Several expert witnesses testified at the transfer hearing.  Two psychiatrists and a psychologist testified for the defense and thought it would be appropriate for the Department of Juvenile Justice to rehabilitate Chase, yet none could guarantee rehabilitation under the maximum juvenile detention time frame.  The Department of Juvenile Justice psychiatrist also could not determine with a reasonable degree of medical certainty whether his department could rehabilitate Chase within the time frame.  The evidence of rehabilitation was inconclusive at best. 

Furthermore, evidence indicated that the prospect of rehabilitation prior to Chase’s twenty-first birthday or confinement release date was unlikely.  Chase had ten infractions in the Department of Juvenile Justice that showed “oppositional behavior.”  This resistance to authority was also demonstrated by Chase’s decision to quit taking medication despite the treating physician’s advice to the contrary.  Evidence concerning Chase’s resistance to authority undermines her ability to be rehabilitated within the short time period that a family court sentence would provide and supports the family court’s decision to transfer jurisdiction to the circuit court. 

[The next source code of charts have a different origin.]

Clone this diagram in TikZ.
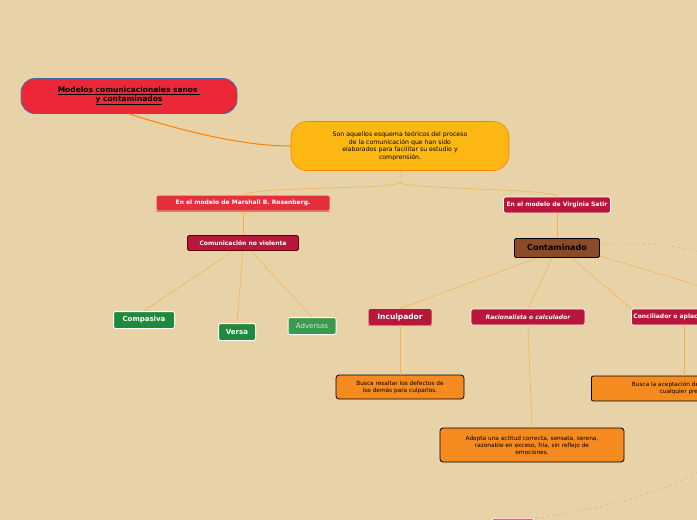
\documentclass[tikz,border=0pt]{standalone}
\usepackage{fontspec}
\setmainfont{DejaVu Sans}
\begin{document}
\begin{tikzpicture}[x=1pt,y=-1pt]
\definecolor{bg}{HTML}{E8D3A8}
\definecolor{lk}{HTML}{F5B049}
\definecolor{crim}{HTML}{B8163A}
\definecolor{rbright}{HTML}{E5303C}
\definecolor{gr}{HTML}{1E8A3E}
\definecolor{gr2}{HTML}{3C9A50}
\definecolor{orf}{HTML}{F58A1F}
\definecolor{brn}{HTML}{8C4B28}
\tikzset{lnk/.style={draw=lk,line width=0.5pt},
  redb/.style={fill=crim,draw=white,line width=0.8pt,rounded corners=1.5pt,text=white,font=\bfseries\fontsize{6}{7}\selectfont,inner sep=2pt},
  greenb/.style={fill=gr,draw=white,line width=1pt,rounded corners=1.5pt,text=white,font=\bfseries\fontsize{7}{8}\selectfont,inner sep=3pt},
  orb/.style={fill=orf,draw=black,line width=0.8pt,rounded corners=3pt,font=\fontsize{5.8}{7}\selectfont,align=center,inner sep=3pt}}
\fill[bg] (0,0) rectangle (697,520);
\useasboundingbox (0,0) rectangle (697,520);
\clip (0,0) rectangle (697,520);
\node[fill={rgb,255:red,236;green,40;blue,56},draw={rgb,255:red,60;green,110;blue,170},line width=0.8pt,rounded corners=14pt,minimum width=216pt,minimum height=35pt,align=center,font=\bfseries\fontsize{7.5}{9}\selectfont] (title) at (129,96) {\underline{Modelos comunicacionales sanos }\\\underline{y contaminados}};
\node[fill={rgb,255:red,253;green,184;blue,19},draw=orange,line width=0.6pt,rounded corners=16pt,minimum width=218pt,minimum height=49pt,align=center,font=\fontsize{6.2}{7.5}\selectfont] (def) at (400,146) {Son aquellos esquema teóricos del proceso\\de la comunicación que han sido\\elaborados para facilitar su estudio y\\comprensión.};
\node[redb,fill=rbright,draw=none,minimum width=173pt,minimum height=15pt] (mar) at (243,203) {En el modelo de Marshall B. Rosenberg.};
\draw[orange,line width=0.8pt] (mar.south west)--(mar.south east);
\node[redb,minimum width=107pt,minimum height=16pt] (vir) at (557,205) {En el modelo de Virginia Satir};
\node[redb,draw=red!40!black,minimum width=111pt,minimum height=15pt] (cnv) at (243,243) {Comunicación no violenta};
\node[fill=brn,draw=black,line width=0.8pt,rounded corners=1.5pt,minimum width=85pt,minimum height=19pt,font=\bfseries\fontsize{8}{9}\selectfont] (con) at (557,248) {Contaminado};
\node[greenb,minimum width=61pt,minimum height=17pt] (com) at (144,320) {Compasiva};
\node[greenb,minimum width=37pt,minimum height=17pt] (ver) at (237,332) {Versa};
\node[greenb,fill=gr2,text=black!12,font=\fontsize{7}{8}\selectfont,minimum width=48pt,minimum height=17pt] (adv) at (312,326) {Adversas};
\node[redb,draw=none,font=\bfseries\fontsize{7.5}{9}\selectfont,minimum width=63pt,minimum height=16pt] (inc) at (400,317) {Inculpador};
\draw[orange,line width=0.8pt] (inc.south west)--(inc.south east);
\node[redb,font=\bfseries\itshape\fontsize{6}{7}\selectfont,minimum width=114pt,minimum height=16pt] (rac) at (528,317) {Racionalista o calculador};
\node[redb,anchor=west,minimum height=16pt] (cci) at (631,317) {Conciliador o aplacador};
\node[orb,minimum width=128pt,minimum height=24pt] (b1) at (400,387) {Busca resaltar los defectos de\\los demás para culparlos.};
\node[orb,minimum width=184pt,minimum height=34pt] (b2) at (532,445) {Adopta una actitud correcta, sensata, serena,\\razonable en exceso, fría, sin reflejo de\\emociones.};
\node[orb,anchor=west,rounded corners=2pt,minimum width=185pt,minimum height=25pt] (b3) at (591,388.5) {Busca la aceptación de los demás a\\cualquier precio.};
\node[fill=crim,draw=white,line width=0.8pt,rounded corners=1.5pt,minimum width=43pt,minimum height=14pt] (bot) at (513,526) {};
% connectors
\draw[orange,line width=1pt] (title.south) .. controls (180,130) and (240,146) .. (def.west);
\draw[lnk] (def.south) -- (400,183) .. controls (380,190) and (260,186) .. (mar.north);
\draw[lnk] (400,183) .. controls (420,190) and (550,188) .. (vir.north);
\draw[lnk] (mar.south) -- (cnv.north);
\draw[lnk] (vir.south) -- (con.north);
\draw[lnk] (cnv.south) ++(-10,0) -- (com.north);
\draw[lnk] (cnv.south) -- (ver.north);
\draw[lnk] (cnv.south) ++(8,0) -- (adv.north);
\draw[lnk] (con.south) ++(-20,0) -- (inc.north);
\draw[lnk] (con.south) ++(-5,0) -- (rac.north);
\draw[lnk] (con.south) ++(15,0) -- (cci.north west);
\draw[lnk] (con.east) ++(0,8) -- (720,292);
\draw[lnk] (inc.south) -- (b1.north);
\draw[lnk] (rac.south) -- (b2.north);
\draw[lnk] (684,325) -- (684,376);
\draw[lnk,dashed] (con.east) ++(0,-3) .. controls (630,240) and (680,245) .. (710,255);
\draw[lnk,dashed] (bot.north east) .. controls (620,505) and (670,490) .. (710,465);
\end{tikzpicture}
\end{document}
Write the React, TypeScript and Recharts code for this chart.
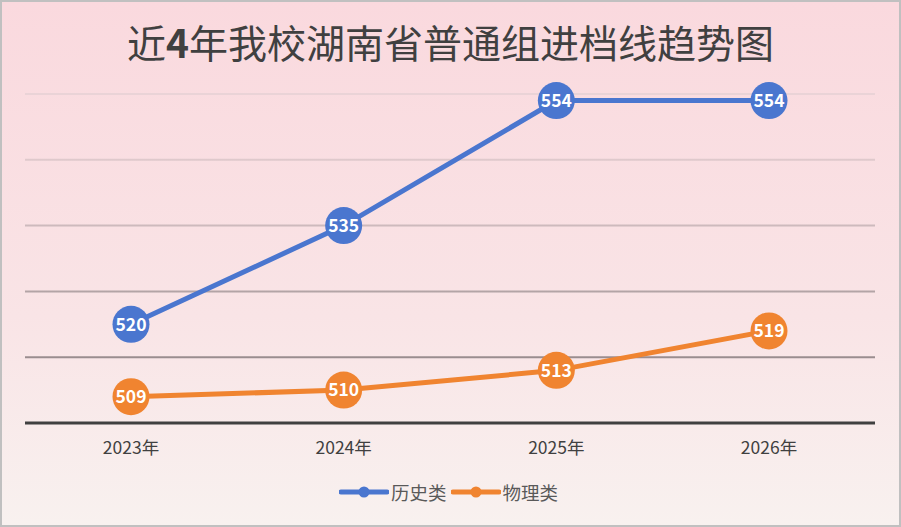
import React from "react";
import { LineChart, Line, XAxis, YAxis, CartesianGrid, LabelList } from "recharts";

const years = ["2023年", "2024年", "2025年", "2026年"];
const history = [520, 535, 554, 554];
const physics = [509, 510, 513, 519];
const yTicks = [505, 515, 525, 535, 545, 555];
const seriesNames = ["历史类", "物理类"];

const BLUE = "#4a76cf";
const ORANGE = "#f08430";
const FONT = "'Noto Sans CJK SC', 'Noto Sans', sans-serif";

const data = years.map((y, i) => ({ year: y, history: history[i], physics: physics[i] }));

const LegendItem = ({ color, label }: { color: string; label: string }) => (
  <div style={{ display: "flex", alignItems: "center", marginRight: 4 }}>
    <svg width={50} height={14}>
      <line x1={2} y1={7} x2={48} y2={7} stroke={color} strokeWidth={5} strokeLinecap="round" />
      <circle cx={25} cy={7} r={5.5} fill={color} />
    </svg>
    <span style={{ fontSize: 18.5, color: "#595959", marginLeft: 2 }}>{label}</span>
  </div>
);

export default function App() {
  return (
    <div
      style={{
        position: "fixed",
        left: 0,
        top: 0,
        width: 901,
        height: 527,
        boxSizing: "border-box",
        border: "2px solid #c0c0c0",
        background: "linear-gradient(to bottom, #fad9de 0%, #f9e4e6 60%, #f8f1ef 100%)",
        fontFamily: FONT,
        overflow: "hidden",
      }}
    >
      <div
        style={{
          position: "absolute",
          left: 0,
          top: 13,
          width: 897,
          textAlign: "center",
          fontSize: 39,
          color: "#404040",
          lineHeight: "52px",
        }}
      >
        近<b>4</b>年我校湖南省普通组进档线趋势图
      </div>
      <div style={{ position: "absolute", left: -2, top: -2 }}>
        <LineChart
          width={901}
          height={527}
          data={data}
          margin={{ top: 94, right: 26, bottom: 74, left: 25 }}
        >
          <defs>
            <linearGradient id="gridGrad" gradientUnits="userSpaceOnUse" x1={0} y1={94} x2={0} y2={423}>
              <stop offset="0%" stopColor="#ead3d7" />
              <stop offset="20%" stopColor="#dfc9cc" />
              <stop offset="40%" stopColor="#cdbabd" />
              <stop offset="60%" stopColor="#b3a4a6" />
              <stop offset="80%" stopColor="#9a8d8f" />
              <stop offset="100%" stopColor="#8a7e80" />
            </linearGradient>
          </defs>
          <CartesianGrid vertical={false} stroke="url(#gridGrad)" strokeWidth={2} />
          <XAxis
            dataKey="year"
            height={30}
            padding={{ left: 106, right: 106 }}
            axisLine={{ stroke: "#404040", strokeWidth: 3 }}
            tickLine={false}
            tickMargin={13}
            tick={{ fill: "#404040", fontSize: 17.5, fontFamily: FONT }}
          />
          <YAxis hide domain={[505, 555]} ticks={yTicks} />
          <Line
            dataKey="history"
            name={seriesNames[0]}
            stroke={BLUE}
            strokeWidth={5}
            dot={{ r: 18.5, fill: BLUE, stroke: "none" }}
            activeDot={false}
            isAnimationActive={false}
          >
            <LabelList
              dataKey="history"
              position="center"
              fill="#ffffff"
              fontSize={17.5}
              fontWeight="bold"
              fontFamily={FONT}
            />
          </Line>
          <Line
            dataKey="physics"
            name={seriesNames[1]}
            stroke={ORANGE}
            strokeWidth={5}
            dot={{ r: 18.5, fill: ORANGE, stroke: "none" }}
            activeDot={false}
            isAnimationActive={false}
          >
            <LabelList
              dataKey="physics"
              position="center"
              fill="#ffffff"
              fontSize={17.5}
              fontWeight="bold"
              fontFamily={FONT}
            />
          </Line>
        </LineChart>
      </div>
      <div
        style={{
          position: "absolute",
          left: 0,
          top: 477,
          width: 897,
          display: "flex",
          justifyContent: "center",
        }}
      >
        <LegendItem color={BLUE} label={seriesNames[0]} />
        <LegendItem color={ORANGE} label={seriesNames[1]} />
      </div>
    </div>
  );
}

Additionally, Chase argues the transfer order was conclusory and it was the responsibility of the family court to include a sufficient statement of reasons for, and considerations leading to, its decision.  See In re Sullivan, 274 S.C. 544, 548, 265 S.E.2d 527, 529 (1980).  The family court’s transfer order, however, when paired with the extensive hearing transcript, shows Chase is not deprived of this court’s meaningful review of the decision.  Id. 274 S.C. at 547-48, 265 S.E.2d at 529.  Instead, the entire record demonstrates the family court devoted substantial time and consideration to this issue.  In light of evidence supporting the family court’s decision, we find no error in the family court’s order.



[1] We decide this case without oral argument pursuant to Rule 215, SCACR.

[2]   A defense expert diagnosed Chase as suffering from post-traumatic stress disorder and secondary depression whereas the state psychiatrist diagnosed her with depression, features of borderline personality disorder, and adjustment and anxiety disorders.